Yvon Le Corre est de la trempe des grands navigateurs solitaires : les Slocum, Moitessier, Gerbaut. Nomade des mers depuis plus de 50 ans. Naviguant toujours à la voile sur des bateaux construits de ses mains, il a connu les épreuves, les naufrages « qui vous forgent au lieu de vous anéantir » et les joies : la liberté de faire exactement ce qu’on veut ; les rencontres fraternelles d’hommes aux « regards profonds, clairs, silencieux » (les trimardeurs de la voile des pays pauvres) ; et le bonheur de toucher, au ras de l’eau, au coeur des océans, à une « étincelle d’éternité ».
Il a été le « mentor » de Titouan Lamazou, mais au tapage des promotions du marketing, il préfère la discrétion de « ceux qui se passionnent dans leurs oeuvres ». Et à ceux qui considèrent la mer comme l’ennemi à vaincre, il oppose la vérité de la lenteur.
Ses livres sont bien plus que des « carnets de voyage », quoiqu’ils soient superbement et abondamment illustrés de ses dessins et aquarelles. Et ils ne concernent pas que les marins, car il s’en dégage une sorte de philosophie très poétique, la sagesse d’un ami des « hommes aux mains ouvertes » et d’un ennemi du « cynisme des gens de pouvoir ».
Son petit dernier, L’ivre de mer, résume à lui seul, par son procédé de fabrication, l’esprit de son auteur : Pour le réaliser, il s’est mis à la typographie, cet art des imprimeurs que l’imprimerie moderne a laissé mourir.

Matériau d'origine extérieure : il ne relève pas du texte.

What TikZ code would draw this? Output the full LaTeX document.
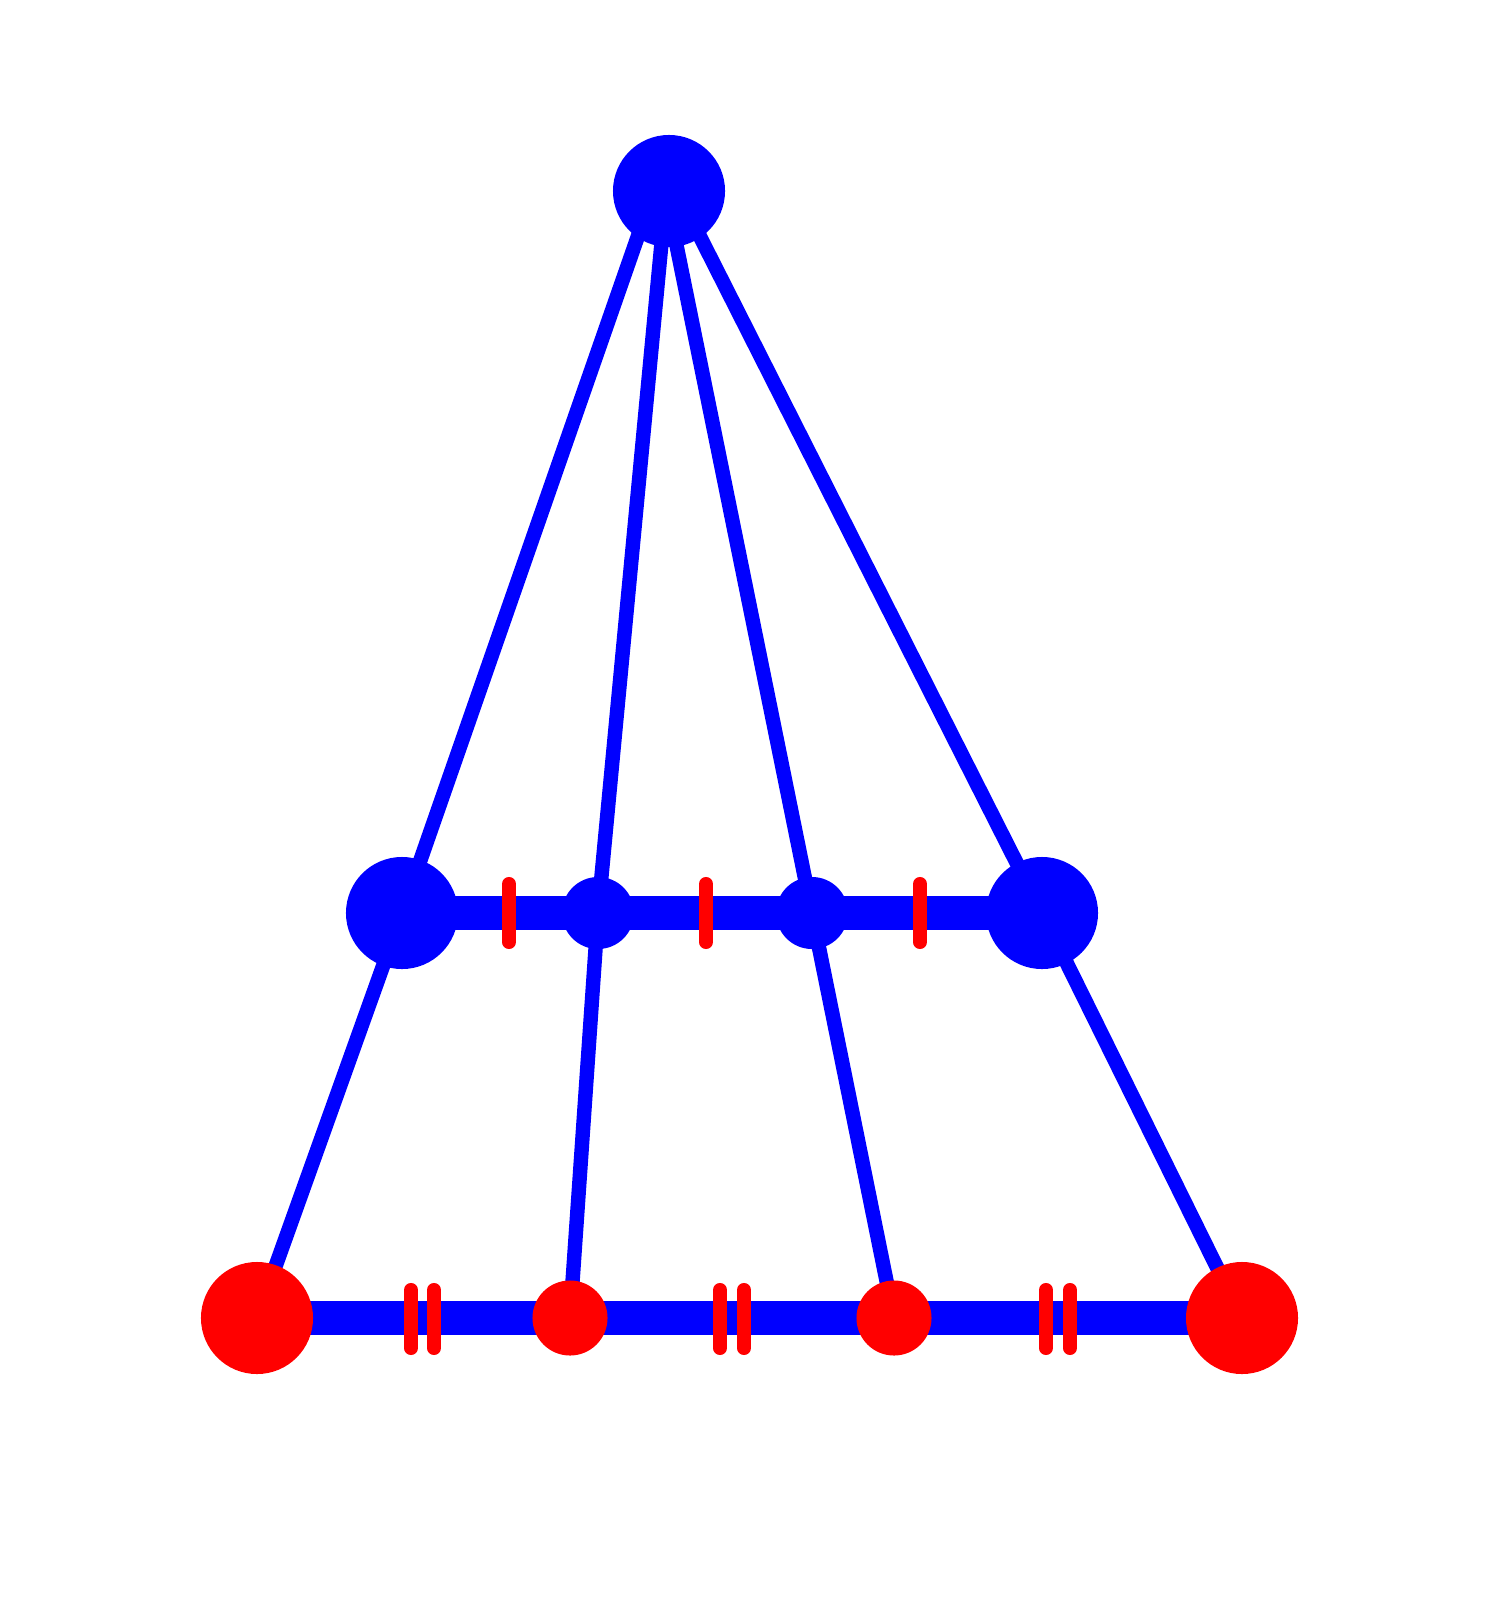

Pendant cinq ans, sur des feuilles de vélin « si beau que c’est un crime de le salir », il s’est livré au « dialogue entre monsieur plomb et madame inspiration ». Il en est sorti un livre au charme des ouvrages d’antan, dont il a vendu les tirages de tête à des amateurs de beauté, et dont il propose aujourd’hui un fac-similé aux moins fortunés.

Yvon Le Corre, L’ivre de mer, 27 euros.